Holding — Bucaria, J.
- The Supreme Court of New York held that Wieser's motion for attorney's fees was denied with leave to renew at trial, the motion to preclude testimony about his abandonment was denied, and the motion to strike the expert's testimony regarding marketability was also denied.
Rule
- In a limited liability company, members may be entitled to advancement of legal expenses, but such expenses must be reasonable and justifiable based on the circumstances of the case.
Reasoning
- The court reasoned that the determination of attorney's fees was premature and should be revisited after the trial's conclusion.
- Regarding the testimony of the counterclaim defendants, the court found that evidence about Wieser's abandonment was relevant to the issues of dissolution and breach of fiduciary duty.
- Additionally, the court concluded that while a lack of marketability discount could be considered, it should not unfairly prejudice minority shareholders in the valuation process.
- Thus, the expert's testimony was not to be excluded, as it could provide insights into the valuation of the company.
- The court emphasized that equitable considerations would guide how legal fees and distributions were handled between the parties.
Deep Dive: How the Court Reached Its Decision
Reasoning for Denial of Attorney's Fees
The court reasoned that the issue of attorney's fees was not yet ripe for adjudication and should be reassessed after the trial concluded. It recognized that while members of a limited liability company have a right to seek advancement of legal expenses, such expenses must be reasonable and justified based on the circumstances of the case. The court emphasized that determining the appropriateness of the fees incurred by Wieser in enforcing the attachment order would require consideration of the overall context and the outcome of the trial. This decision allowed for a more equitable approach to resolving the financial disputes between the parties once all evidence had been presented and adjudicated at trial.
Relevance of Testimony on Abandonment
In addressing Wieser's motion to preclude testimony regarding his alleged abandonment of the company, the court found that such evidence was pertinent to the ongoing issues of dissolution and breach of fiduciary duty. The court concluded that Wieser's level of participation in the management and operations of PFT Technology could directly impact the legitimacy of the claims against him, including whether he had indeed abandoned his responsibilities. The court recognized that testimony from the counterclaim defendants about Wieser's actions, or lack thereof, could shed light on the dynamics of the company's management and the perceived failures in fulfilling his duties. Thus, the court denied the motion to exclude this testimony, underscoring its relevance in establishing the factual basis for the claims and counterclaims presented by both parties.

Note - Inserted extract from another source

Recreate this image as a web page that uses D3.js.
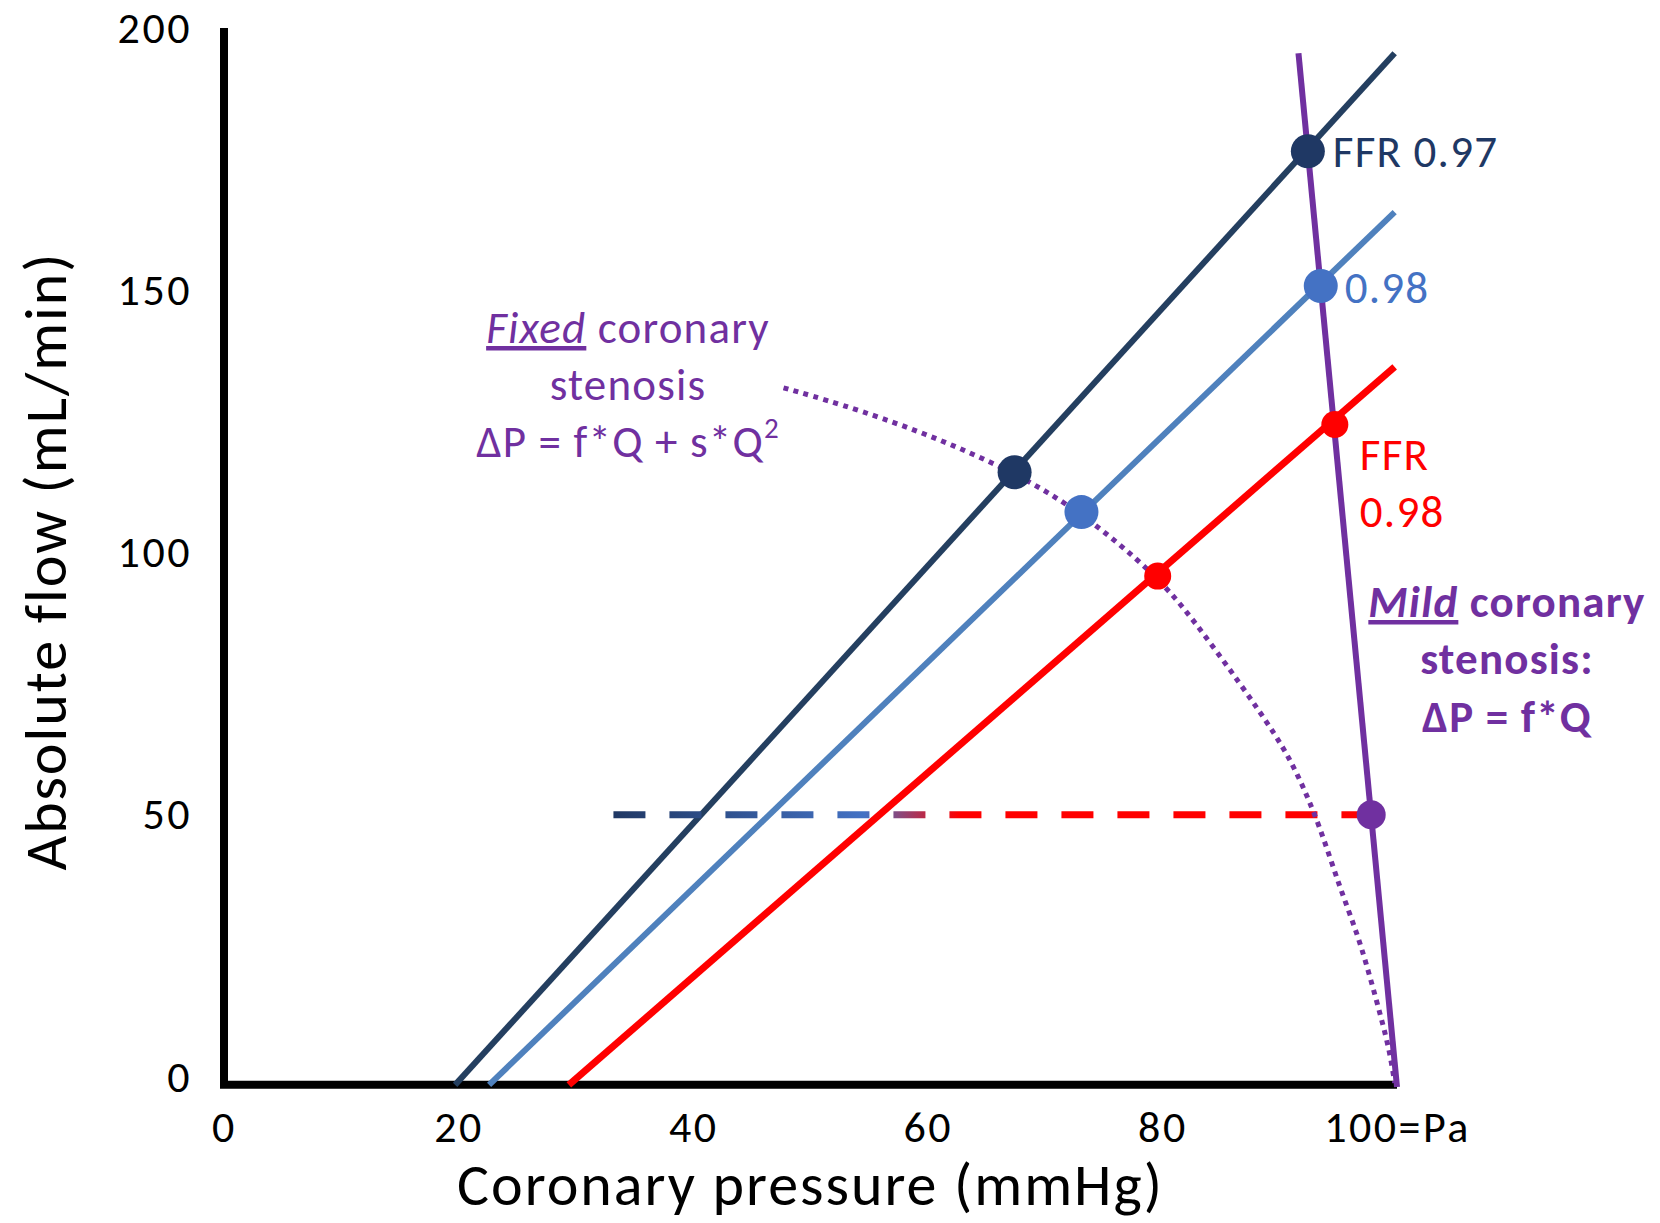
<!DOCTYPE html>
<html>
<head>
<meta charset="utf-8">
<script src="https://cdn.jsdelivr.net/npm/d3@7"></script>
<style>
  body { margin: 0; background: #fff; }
  text { font-family: Carlito, Calibri, Lato, "Open Sans", sans-serif; }
</style>
</head>
<body>
<svg id="chart" width="1660" height="1223"></svg>
<script>
// axis ticks
var pressureTicks = [0, 20, 40, 60, 80, 100];
var flowTicks = [0, 50, 100, 150, 200];
var baseFlow = -1.5; // the drawn x axis sits a hair under Q = 0

// pressure-flow lines [pressure, flow]
var navyLine = [[19.7, -1.5], [99.8, 195.2]];
var blueLine = [[22.6, -1.5], [99.8, 164.9]];
var redLine = [[29.4, -1.5], [99.8, 135.4]];
var mildLine = [[91.6, 195.2], [100, -1.9]];
var fixedCurve = [[47.7, 131.4], [52.3, 128.5], [59.8, 122.8], [67.4, 115.3], [73.1, 107.7],
  [79.6, 95.5], [82.8, 86.7], [86.6, 75.1], [89.8, 64.8], [91.5, 58.0], [93.4, 48.0],
  [95.1, 36.2], [96.6, 27.5], [97.7, 19.1], [98.7, 10.9], [99.4, 4.6], [99.8, -1.1]];

// intersections
var mildPoints = [[92.4, 176.5], [93.5, 150.8], [94.7, 124.4]];
var fixedPoints = [[67.4, 115.3], [73.1, 107.7], [79.6, 95.5]];
var restPoint = [97.8, 50];
var restStart = 33.2;
var restGradient = [[33.2, '#203864'], [54.6, '#4472C4'], [62.7, '#FF0000']];

var svg = d3.select('#chart');
svg.append('rect').attr('width', 1660).attr('height', 1223).attr('fill', '#fff');

var x = d3.scaleLinear().domain([0, 100]).range([224, 1397]);
var y = d3.scaleLinear().domain([0, 200]).range([1077, 28]);

var line = d3.line().x(function(d) { return x(d[0]); }).y(function(d) { return y(d[1]); });

// gradient for the resting-flow dashes
var grad = svg.append('defs').append('linearGradient')
  .attr('id', 'restGrad').attr('gradientUnits', 'userSpaceOnUse')
  .attr('x1', x(restGradient[0][0])).attr('x2', x(restGradient[2][0]))
  .attr('y1', 0).attr('y2', 0);
restGradient.forEach(function(s) {
  grad.append('stop')
    .attr('offset', (s[0] - restGradient[0][0]) / (restGradient[2][0] - restGradient[0][0]))
    .attr('stop-color', s[1]);
});

// axes: labels from d3, heavy lines drawn by hand
var yAxis = svg.append('g').attr('transform', 'translate(' + x(0) + ',0)')
  .call(d3.axisLeft(y).tickValues(flowTicks).tickSize(0).tickPadding(32));
var xAxis = svg.append('g').attr('transform', 'translate(0,' + y(baseFlow) + ')')
  .call(d3.axisBottom(x).tickValues(pressureTicks).tickSize(0).tickPadding(26)
    .tickFormat(function(d) { return d === 100 ? '100=Pa' : d; }));
[yAxis, xAxis].forEach(function(g) {
  g.select('.domain').remove();
  g.selectAll('text').attr('font-size', 44).attr('fill', '#000')
    .style('letter-spacing', '2.5px')
    .style('font-family', 'Carlito, Calibri, Lato, sans-serif');
});

svg.append('path')
  .attr('d', 'M' + x(0) + ',' + y(200) + 'V' + y(baseFlow) + 'H' + x(100))
  .attr('fill', 'none').attr('stroke', '#000').attr('stroke-width', 8)
  .attr('stroke-linejoin', 'miter');

svg.append('text').attr('x', (x(0) + x(100)) / 2).attr('y', 1205)
  .attr('text-anchor', 'middle').attr('font-size', 60).style('letter-spacing', '2px')
  .text('Coronary pressure (mmHg)');
svg.append('text').attr('transform', 'translate(66,561) rotate(-90)')
  .attr('text-anchor', 'middle').attr('font-size', 60).style('letter-spacing', '2px')
  .text('Absolute flow (mL/min)');

// FFR lines
[[navyLine, '#243F60', 6], [blueLine, '#4F81BD', 6], [redLine, '#FF0000', 7]].forEach(function(l) {
  svg.append('path').datum(l[0]).attr('d', line)
    .attr('fill', 'none').attr('stroke', l[1]).attr('stroke-width', l[2]);
});

// mild stenosis line
svg.append('path').datum(mildLine).attr('d', line)
  .attr('fill', 'none').attr('stroke', '#7030A0').attr('stroke-width', 6);

// resting flow dashes
svg.append('path').datum([[restStart, restPoint[1]], restPoint]).attr('d', line)
  .attr('fill', 'none').attr('stroke', 'url(#restGrad)').attr('stroke-width', 7)
  .attr('stroke-dasharray', '32,24');

// fixed stenosis curve
var curveLine = d3.line().curve(d3.curveBasis)
  .x(function(d) { return x(d[0]); }).y(function(d) { return y(d[1]); });
svg.append('path').datum(fixedCurve).attr('d', curveLine)
  .attr('fill', 'none').attr('stroke', '#7030A0').attr('stroke-width', 5)
  .attr('stroke-dasharray', '5,5.4');

// dots
var dotColors = ['#1F3864', '#4472C4', '#FF0000'];
var dotR = [17, 17, 13.5];
svg.selectAll('.mildDot').data(mildPoints).enter().append('circle')
  .attr('cx', function(d) { return x(d[0]); }).attr('cy', function(d) { return y(d[1]); })
  .attr('r', function(d, i) { return dotR[i]; }).attr('fill', function(d, i) { return dotColors[i]; });
svg.selectAll('.fixedDot').data(fixedPoints).enter().append('circle')
  .attr('cx', function(d) { return x(d[0]); }).attr('cy', function(d) { return y(d[1]); })
  .attr('r', function(d, i) { return dotR[i]; }).attr('fill', function(d, i) { return dotColors[i]; });
svg.append('circle').attr('cx', x(restPoint[0])).attr('cy', y(restPoint[1]))
  .attr('r', 14.5).attr('fill', '#7030A0');

// FFR labels next to the hyperaemic points
var fs = 45, ls = '1.2px';
svg.append('text').attr('x', x(mildPoints[0][0]) + 25).attr('y', y(mildPoints[0][1]) + 16)
  .attr('font-size', fs).style('letter-spacing', ls).attr('fill', '#1F3864').text('FFR 0.97');
svg.append('text').attr('x', x(mildPoints[1][0]) + 24).attr('y', y(mildPoints[1][1]) + 17)
  .attr('font-size', fs).style('letter-spacing', ls).attr('fill', '#4472C4').text('0.98');
var redLbl = svg.append('text').attr('font-size', fs).style('letter-spacing', ls).attr('fill', '#FF0000');
redLbl.append('tspan').attr('x', x(mildPoints[2][0]) + 25).attr('y', y(mildPoints[2][1]) + 45).text('FFR');
redLbl.append('tspan').attr('x', x(mildPoints[2][0]) + 25).attr('y', y(mildPoints[2][1]) + 102).text('0.98');

// fixed stenosis annotation
var fixedTxt = svg.append('text').attr('font-size', fs).style('letter-spacing', ls)
  .attr('fill', '#7030A0').attr('text-anchor', 'middle');
var t1 = fixedTxt.append('tspan').attr('x', 628).attr('y', 343);
t1.append('tspan').attr('font-style', 'italic').attr('text-decoration', 'underline').text('Fixed');
t1.append('tspan').text(' coronary');
fixedTxt.append('tspan').attr('x', 628).attr('y', 400).text('stenosis');
var t3 = fixedTxt.append('tspan').attr('x', 628).attr('y', 457).text('\u0394P = f*Q + s*Q');
t3.append('tspan').attr('font-size', 29).attr('dy', -19).text('2');

// mild stenosis annotation
var mildTxt = svg.append('text').attr('font-size', fs).style('letter-spacing', ls)
  .attr('font-weight', 'bold').attr('fill', '#7030A0').attr('text-anchor', 'middle');
var m1 = mildTxt.append('tspan').attr('x', 1507).attr('y', 617);
m1.append('tspan').attr('font-style', 'italic').attr('text-decoration', 'underline').text('Mild');
m1.append('tspan').text(' coronary');
mildTxt.append('tspan').attr('x', 1507).attr('y', 674).text('stenosis:');
mildTxt.append('tspan').attr('x', 1507).attr('y', 732).text('\u0394P = f*Q');
</script>
</body>
</html>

Expert Testimony on Marketability Discount
Regarding the motion to strike the expert testimony on the lack of marketability, the court determined that while a discount for lack of marketability could be considered, it should not unjustly disadvantage minority shareholders during the valuation process. The court emphasized that minority shareholders, like Wieser, must be protected from being compelled to sell their interests at unfair values imposed by majority shareholders. It acknowledged that while minority status typically should not lead to a discount in a buy-out scenario, the specific circumstances of the company could justify a marketability discount when assessing the company's overall value. The court concluded that the expert's analysis could provide essential insights into the valuation process, and thus, the motion to exclude the expert's testimony was denied, allowing for a comprehensive evaluation of the company's worth at trial.
Equity Considerations in Legal Expenses
The court highlighted the importance of equitable considerations when determining how legal fees and distributions should be handled between the parties. It acknowledged that while both parties were entitled to advancement of their reasonable legal expenses, the specific arrangements would depend on the outcome of the trial and the actions taken by each party that may have delayed proceedings. The court indicated that fairness would guide the allocation of legal fees, ensuring that neither party would unjustly benefit from the other’s delays or misconduct during the litigation process. This approach aimed to uphold the principles of equity in the management of the company and the resolution of disputes among its members.
Implications for Future Proceedings
The court's rulings set the stage for future proceedings, emphasizing the need for a detailed examination of the evidence presented during the trial. By reserving key issues for the valuation hearing, the court indicated that the resolution of disputes over attorney's fees, the legitimacy of the claims of abandonment, and the appropriate valuation method for the company would be addressed comprehensively after all pertinent facts were established. This approach aimed to ensure that any decisions made would be grounded in a thorough understanding of the complex dynamics within the LLC and the legal obligations of its members. The court’s emphasis on fairness and equity signaled its intent to navigate these disputes with an eye toward just outcomes for all parties involved.